Jan 30: The death toll rose to 170 in the new virus outbreak in China on Thursday as foreign evacuees from the worst-hit region begin returning home under close observation and world health officials expressed “great concern” that the disease is starting to spread between people outside of China.

Thursday’s figures cover the previous 24 hours and represent an increase of 38 deaths and 1,737 cases for a total of 7,711. Of the new deaths, 37 were in the epicenter of the outbreak in Hubei province and one in the southwestern province of Sichuan.

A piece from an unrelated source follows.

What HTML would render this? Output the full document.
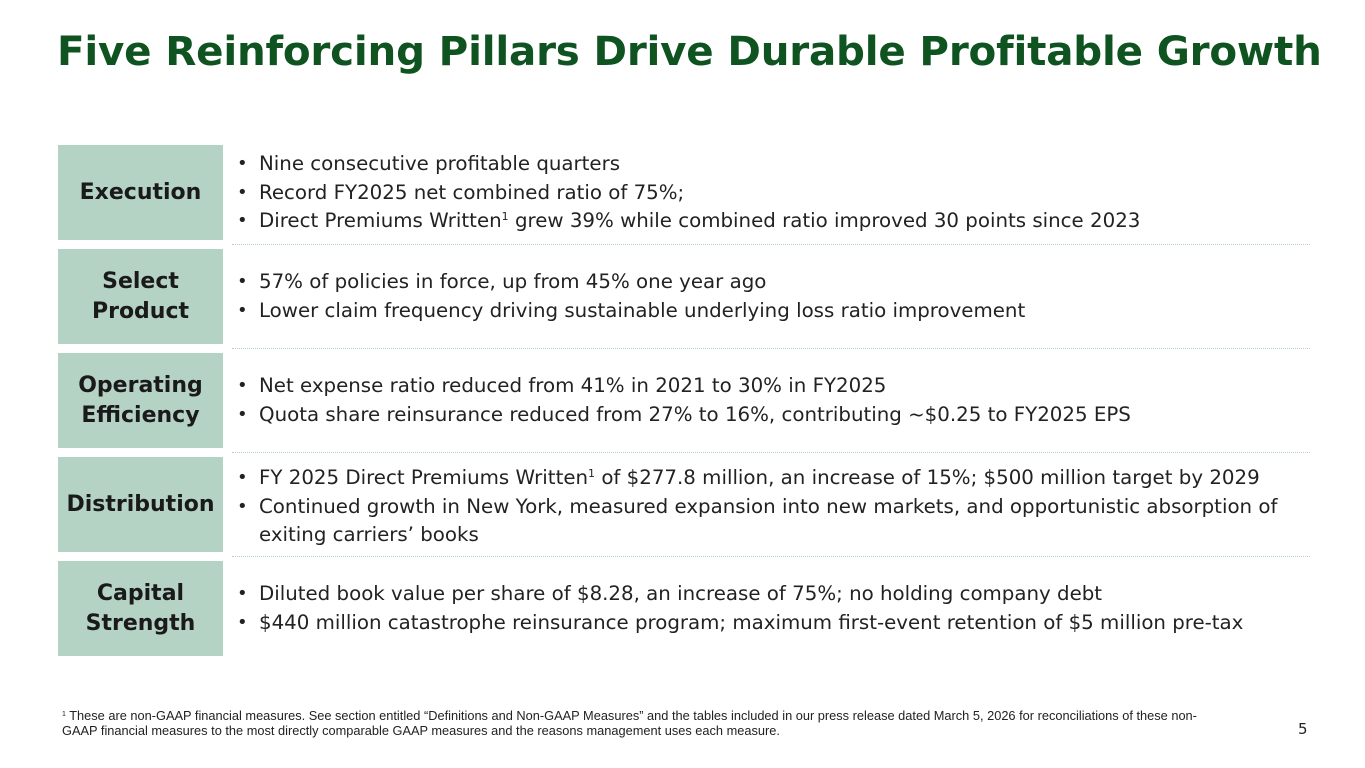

The news comes as the 195 Americans evacuated from Wuhan, the Hubei province city of 11 million where the outbreak originated, are undergoing three days of testing and monitoring at a Southern California military base to make sure they do not show signs of the virus.

A group of 210 Japanese evacuees from Wuhan landed Thursday at Tokyo’s Haneda airport on a second government chartered flight, according to the foreign ministry. Reports said nine of those aboard the flight showed signs of cough and fever. Three of the 206 Japanese who returned on Wednesday tested positive for the new coronavirus, Prime Minister Shinzo Abe said during a parliamentary session. Two of them showed no symptoms of the disease.

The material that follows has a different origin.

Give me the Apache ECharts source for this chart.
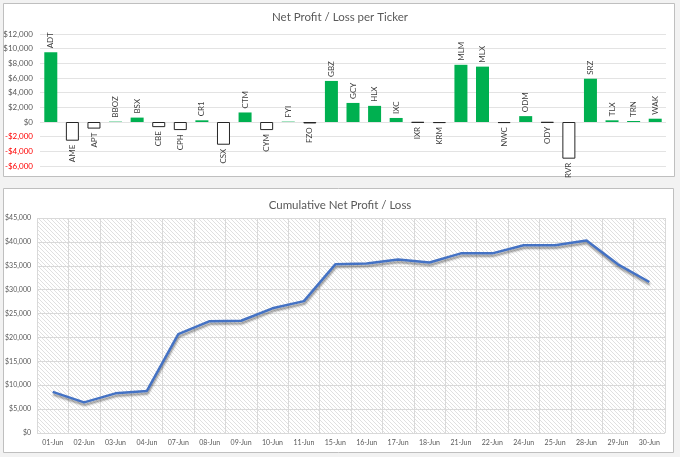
<!DOCTYPE html>
<html><head><meta charset="utf-8">
<script src="https://cdn.jsdelivr.net/npm/echarts@6/dist/echarts.min.js"></script>
<style>html,body{margin:0;padding:0;background:#f2f2f2;}#c{width:680px;height:457px;}</style>
</head><body><div id="c"></div>
<script>
var tickers = ['ADT','AME','APT','BBOZ','BSX','CBE','CPH','CR1','CSX','CTM','CYM','FYI','FZO','GBZ','GCY','HLX','IXC','IXR','KRM','MLM','MLX','NWC','ODM','ODY','RVR','SRZ','TLX','TRN','WAK'];
var profits = [9500,-2550,-900,50,600,-700,-1100,230,-3100,1300,-1100,50,-200,5600,2600,2200,550,-100,-150,7800,7550,-150,800,-100,-5000,5900,230,140,450];
var dates = ['01-Jun','02-Jun','03-Jun','04-Jun','07-Jun','08-Jun','09-Jun','10-Jun','11-Jun','15-Jun','16-Jun','17-Jun','18-Jun','21-Jun','22-Jun','24-Jun','25-Jun','28-Jun','29-Jun','30-Jun'];
var cumulative = [8600,6400,8300,8800,20700,23400,23500,26100,27600,35300,35500,36300,35700,37600,37600,39300,39300,40300,35300,31600];

// hatch pattern
var pc = document.createElement('canvas');
pc.width = 4; pc.height = 4;
var g = pc.getContext('2d');
g.fillStyle = '#ffffff'; g.fillRect(0,0,4,4);
g.fillStyle = '#e0e0e0';
for (var i = 0; i < 4; i++) { g.fillRect(i, i, 1, 1); }

function money(v){
  var s = Math.abs(v).toLocaleString('en-US');
  return (v < 0 ? '-$' : '$') + s;
}

var barData = profits.map(function(v){
  var pos = v >= 0;
  return {
    value: v,
    itemStyle: pos ? {color:'#00b050', borderColor:'#00b050', borderWidth:0}
                   : {color:'#ffffff', borderColor:'#262626', borderWidth:1},
    label: {
      show: true,
      position: pos ? 'top' : 'bottom',
      rotate: 90,
      align: pos ? 'left' : 'right',
      verticalAlign: 'middle',
      distance: 4
    }
  };
});

var chart = echarts.init(document.getElementById('c'), null, {renderer:'canvas'});
chart.setOption({
  backgroundColor: '#f2f2f2',
  animation: false,
  graphic: [
    {type:'rect', z:-10, shape:{x:3.5,y:3.5,width:671,height:173}, style:{fill:'#ffffff', stroke:'#bfbfbf', lineWidth:1}},
    {type:'rect', z:-10, shape:{x:3.5,y:188.5,width:670,height:264}, style:{fill:'#ffffff', stroke:'#bfbfbf', lineWidth:1}}
  ],
  title: [
    {text:'Net Profit / Loss per Ticker', left:'center', top:6, textStyle:{fontFamily:'Lato', fontSize:11.5, fontWeight:'normal', color:'#595959'}},
    {text:'Cumulative Net Profit / Loss', left:'center', top:194, textStyle:{fontFamily:'Lato', fontSize:11.5, fontWeight:'normal', color:'#595959'}}
  ],
  grid: [
    {left:40, right:14, top:34, height:132},
    {left:37, right:15, top:218, height:215, show:true, borderWidth:0, backgroundColor:{image:pc, repeat:'repeat'}}
  ],
  xAxis: [
    {gridIndex:0, type:'category', data:tickers, axisLine:{show:false}, axisTick:{show:false}, axisLabel:{show:false}, splitLine:{show:false}},
    {gridIndex:1, type:'category', data:dates, boundaryGap:true,
     axisLine:{show:false}, axisTick:{show:false},
     axisLabel:{fontFamily:'Lato', fontSize:7, color:'#595959', margin:6, interval:0},
     splitLine:{show:true, interval:0, lineStyle:{color:'#d9d9d9', width:1}}}
  ],
  yAxis: [
    {gridIndex:0, type:'value', min:-6000, max:12000, interval:2000,
     axisLine:{show:false}, axisTick:{show:false},
     axisLabel:{fontFamily:'Lato', fontSize:8, margin:7, formatter:money,
       color:function(v){ return v < 0 ? '#ff0000' : '#595959'; }},
     splitLine:{lineStyle:{color:'#e3e3e3'}}},
    {gridIndex:1, type:'value', min:0, max:45000, interval:5000,
     axisLine:{show:false}, axisTick:{show:false},
     axisLabel:{fontFamily:'Lato', fontSize:7, color:'#595959', margin:6, formatter:money},
     splitLine:{lineStyle:{color:'#d9d9d9'}}}
  ],
  series: [
    {type:'bar', xAxisIndex:0, yAxisIndex:0, data:barData, barWidth:13,
     label:{formatter:function(p){return p.name;}, fontFamily:'Lato', fontSize:8, color:'#404040'}},
    {type:'line', xAxisIndex:1, yAxisIndex:1, data:cumulative, symbol:'none',
     lineStyle:{color:'#4472c4', width:2.5, shadowColor:'rgba(0,0,0,0.4)', shadowBlur:2, shadowOffsetY:2.5, shadowOffsetX:0.5}}
  ]
});
</script></body></html>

France, New Zealand, Australia and other countries are also pulling out their citizens or making plans to do so.

The World Health Organization emergencies chief said the few cases of human-to-human spread of the virus outside China — in Japan, Germany, Canada and Vietnam — were of “great concern” and were part of the reason the U.N. health agency’s director-general was reconvening a committee of experts on Thursday to assess whether the outbreak should be declared a global emergency.

The new virus has now infected more people in China than were sickened there during the 2002-2003 SARS outbreak.

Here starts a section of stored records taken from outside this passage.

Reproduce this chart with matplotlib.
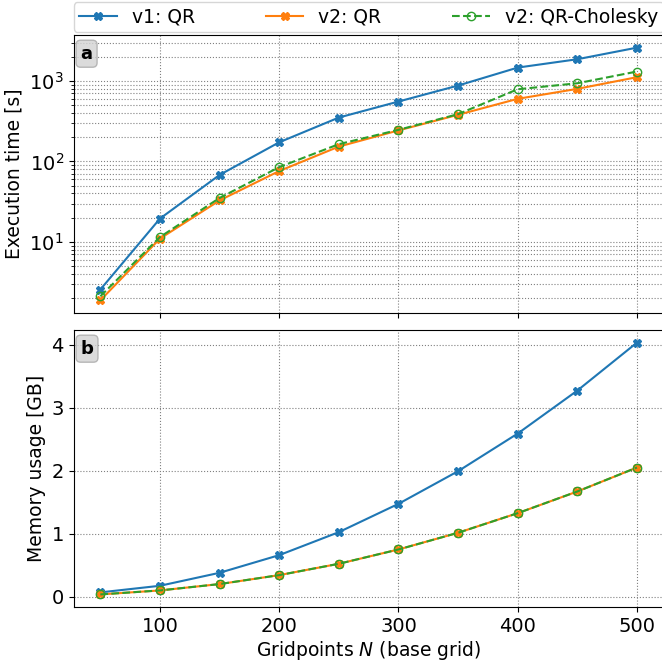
import matplotlib
matplotlib.use("Agg")
import matplotlib.pyplot as plt

# Gridpoints N (base grid)
N = [50, 100, 150, 200, 250, 300, 350, 400, 450, 500]

# Execution time [s]
t_v1_qr = [2.56, 19.5, 68, 173, 351, 555, 877, 1466, 1862, 2594]
t_v2_qr = [1.88, 11.0, 32.8, 76, 153, 243, 380, 600, 798, 1114]
t_v2_chol = [2.11, 11.5, 35.2, 85, 164, 247, 387, 789, 936, 1310]

# Memory usage [GB]
m_v1_qr = [0.069, 0.174, 0.380, 0.660, 1.025, 1.474, 1.992, 2.589, 3.271, 4.032]
m_v2_qr = [0.037, 0.100, 0.201, 0.343, 0.523, 0.750, 1.015, 1.326, 1.670, 2.050]
m_v2_chol = [0.037, 0.100, 0.201, 0.343, 0.523, 0.750, 1.015, 1.326, 1.670, 2.050]

labels = ["v1: QR", "v2: QR", "v2: QR-Cholesky"]

plt.rcParams["font.size"] = 13.5
plt.rcParams["xtick.labelsize"] = 14
plt.rcParams["ytick.labelsize"] = 14

fig = plt.figure(figsize=(6.62, 6.60), dpi=100)
W, H = 662, 660
left = 73.5 / W
width = 590.3 / W
ax1 = fig.add_axes([left, 1 - 313 / H, width, 278 / H])
ax2 = fig.add_axes([left, 1 - 607 / H, width, 277 / H], sharex=ax1)

def draw(ax, y1, y2, y3):
    ax.plot(N, y1, color="tab:blue", marker="X", ms=6, lw=1.5, label=labels[0])
    ax.plot(N, y2, color="tab:orange", marker="X", ms=6, lw=1.5, label=labels[1])
    ax.plot(N, y3, color="tab:green", marker="o", ms=6, lw=1.5, ls="--",
            mfc="none", label=labels[2])

draw(ax1, t_v1_qr, t_v2_qr, t_v2_chol)
draw(ax2, m_v1_qr, m_v2_qr, m_v2_chol)

ax1.set_yscale("log")
ax1.grid(True, which="both", axis="y", ls=":", color="gray", lw=0.8)
ax1.grid(True, which="major", axis="x", ls=":", color="gray", lw=0.8)
ax2.grid(True, ls=":", color="gray", lw=0.8)
ax1.tick_params(labelbottom=False)

ax1.set_ylabel("Execution time [s]")
ax2.set_ylabel("Memory usage [GB]")
ax2.set_xlabel("Gridpoints $N$ (base grid)", labelpad=2)
ax2.set_xticks([100, 200, 300, 400, 500])
ax2.set_yticks([0, 1, 2, 3, 4])

for ax, lab in [(ax1, "a"), (ax2, "b")]:
    ax.text(0.012, 0.965, lab, transform=ax.transAxes, fontsize=13, fontweight="bold",
            va="top", ha="left",
            bbox=dict(boxstyle="round,pad=0.25", facecolor="lightgray", edgecolor="darkgray", alpha=0.8))

ax1.legend(loc="lower left", bbox_to_anchor=(0, 1.01, 1, 0.1), ncol=3, mode="expand",
           borderaxespad=0, fontsize=13.5, borderpad=0.3)

fig.savefig("out.png", dpi=100)
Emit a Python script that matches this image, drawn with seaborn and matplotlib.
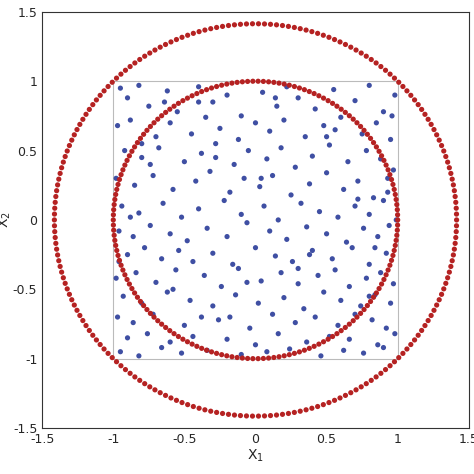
import numpy as np
import matplotlib
matplotlib.use("Agg")
import matplotlib.pyplot as plt
import seaborn as sns

pts_x = [-0.95,-0.9,-0.82,-0.75,-0.62,-0.55,-0.4,-0.3,-0.2,-0.1,0.05,0.15,0.22,0.3,0.42,0.55,0.7,0.8,0.9,0.98,
 -0.97,-0.88,-0.7,-0.6,-0.45,-0.35,-0.25,-0.12,0.0,0.1,0.2,0.35,0.48,0.6,0.75,0.85,0.95,
 -0.92,-0.8,-0.68,-0.5,-0.38,-0.28,-0.15,-0.05,0.08,0.18,0.28,0.4,0.52,0.65,0.78,0.88,0.97,
 -0.98,-0.85,-0.72,-0.58,-0.42,-0.32,-0.18,-0.08,0.03,0.12,0.25,0.38,0.5,0.62,0.72,0.83,0.93,
 -0.94,-0.82,-0.65,-0.52,-0.4,-0.22,-0.1,0.06,0.16,0.32,0.45,0.58,0.7,0.8,0.9,0.99,
 -0.96,-0.86,-0.74,-0.6,-0.48,-0.34,-0.2,-0.06,0.1,0.22,0.36,0.5,0.64,0.76,0.86,0.94,
 -0.9,-0.78,-0.66,-0.54,-0.44,-0.3,-0.16,0.0,0.14,0.26,0.4,0.54,0.68,0.8,0.92,
 -0.98,-0.84,-0.7,-0.56,-0.36,-0.24,-0.12,0.04,0.18,0.3,0.44,0.56,0.66,0.78,0.88,0.97,
 -0.93,-0.8,-0.62,-0.46,-0.3,-0.14,0.02,0.2,0.34,0.48,0.6,0.74,0.84,0.95,
 -0.97,-0.86,-0.72,-0.5,-0.38,-0.26,-0.04,0.12,0.28,0.42,0.58,0.7,0.82,0.92,
 -0.9,-0.76,-0.6,-0.44,-0.2,0.0,0.16,0.36,0.52,0.66,0.86,0.98,
 -0.95,-0.82,-0.66,-0.52,-0.34,-0.1,0.08,0.24,0.46,0.62,0.76,0.9,
 -0.88,-0.74,-0.58,-0.4,-0.18,0.04,0.3,0.5,0.72,0.84,0.96,
 -0.96,-0.8,-0.64,-0.28,-0.06,0.14,0.38,0.56,0.8,0.93]
pts_y = [0.95,0.88,0.97,0.82,0.93,0.78,0.96,0.85,0.9,0.75,0.92,0.82,0.96,0.88,0.8,0.94,0.86,0.97,0.78,0.9,
 0.68,0.72,0.6,0.7,0.62,0.74,0.66,0.58,0.7,0.64,0.72,0.6,0.68,0.74,0.62,0.7,0.58,
 0.5,0.45,0.52,0.42,0.48,0.55,0.4,0.5,0.44,0.52,0.38,0.46,0.54,0.42,0.5,0.44,0.36,
 0.3,0.25,0.32,0.22,0.28,0.35,0.2,0.3,0.24,0.32,0.18,0.26,0.34,0.22,0.28,0.16,0.3,
 0.1,0.05,0.12,0.02,0.08,0.14,0.04,0.1,0.0,0.12,0.06,0.02,0.1,0.04,0.14,0.0,
 -0.08,-0.12,-0.04,-0.1,-0.15,-0.06,-0.12,-0.02,-0.08,-0.14,-0.05,-0.1,-0.16,-0.06,-0.12,-0.04,
 -0.25,-0.2,-0.28,-0.22,-0.3,-0.24,-0.32,-0.2,-0.26,-0.3,-0.22,-0.28,-0.2,-0.32,-0.24,
 -0.42,-0.38,-0.45,-0.36,-0.4,-0.48,-0.35,-0.44,-0.38,-0.46,-0.4,-0.36,-0.48,-0.42,-0.38,-0.46,
 -0.55,-0.6,-0.52,-0.58,-0.62,-0.54,-0.6,-0.56,-0.64,-0.52,-0.58,-0.62,-0.54,-0.6,
 -0.7,-0.74,-0.68,-0.76,-0.7,-0.72,-0.78,-0.68,-0.74,-0.7,-0.76,-0.68,-0.72,-0.78,
 -0.85,-0.82,-0.88,-0.84,-0.86,-0.9,-0.82,-0.88,-0.84,-0.86,-0.9,-0.82,
 -0.95,-0.98,-0.92,-0.96,-0.94,-0.97,-0.95,-0.93,-0.98,-0.94,-0.96,-0.92,
 0.02,0.4,-0.5,0.85,-0.7,0.3,-0.35,0.6,0.15,-0.2,0.75,
 -0.3,0.55,0.85,0.45,-0.45,0.88,-0.25,0.65,-0.55,0.2]

# circle markers
inner_angles = np.linspace(0, 2*np.pi, 170, endpoint=False)
outer_angles = np.linspace(0, 2*np.pi, 210, endpoint=False)
inner_r = 1.0
outer_r = np.sqrt(2)

sns.set_style("white")
fig = plt.figure(figsize=(4.74, 4.74), dpi=100)
ax = fig.add_axes([0.089, 0.097, 0.9, 0.878])
ax.plot([-1, 1, 1, -1, -1], [-1, -1, 1, 1, -1], color="#bbbbbb", lw=0.8, zorder=1)
sns.scatterplot(x=pts_x, y=pts_y, color="#3f4fa3", s=14, edgecolor="none", ax=ax, zorder=2)
sns.scatterplot(x=inner_r*np.cos(inner_angles), y=inner_r*np.sin(inner_angles), color="#b52222", s=14, edgecolor="none", ax=ax, zorder=3)
sns.scatterplot(x=outer_r*np.cos(outer_angles), y=outer_r*np.sin(outer_angles), color="#b52222", s=14, edgecolor="none", ax=ax, zorder=3)
ax.set_xlim(-1.5, 1.5)
ax.set_ylim(-1.5, 1.5)
ax.set_xticks([-1.5, -1, -0.5, 0, 0.5, 1, 1.5])
ax.set_xticklabels(["-1.5", "-1", "-0.5", "0", "0.5", "1", "1.5"])
ax.set_yticks([-1.5, -1, -0.5, 0, 0.5, 1, 1.5])
ax.set_yticklabels(["-1.5", "-1", "-0.5", "0", "0.5", "1", "1.5"])
ax.tick_params(labelsize=9, direction="in", length=3)
for s in ax.spines.values():
    s.set_color("#333333"); s.set_linewidth(0.8)
ax.set_xlabel("X$_1$", fontsize=10, labelpad=1)
ax.set_ylabel("X$_2$", fontsize=10, labelpad=0)
fig.savefig("out.png", dpi=100)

Dr. Michael Ryan spoke at a news conference in Geneva on Wednesday after returning from a trip to Beijing to meet with Chinese President Xi Jinping and other senior government leaders. He said China was taking “extraordinary measures in the face of an extraordinary challenge” posed by the outbreak.

To date, about 99% of the cases are in China. Ryan estimated the death rate of the new virus at 2%, but said the figure was very preliminary. With fluctuating numbers of cases and deaths, scientists are only able to produce a rough estimate of the fatality rate and it’s likely many milder cases of the virus are being missed.

In comparison, the SARS virus killed about 10% of people who caught it. The new virus is from the coronavirus family, which includes those that can cause the common cold as well as more serious illnesses such as SARS and MERS.

Scientists say there are many questions to be answered about the new virus, including just how easily it spreads and how severe it is.

In a report published Wednesday, Chinese researchers suggested that person-to-person spread among close contacts occurred as early as mid-December.

“Considerable efforts” will be needed to control the spread if this ratio holds up elsewhere, researchers wrote in the report, published in the New England Journal of Medicine.

More than half of the cases in which symptoms began before Jan. 1 were tied to a seafood market, but only 8% of cases after that have been, researchers found. They reported the average incubation period was five days.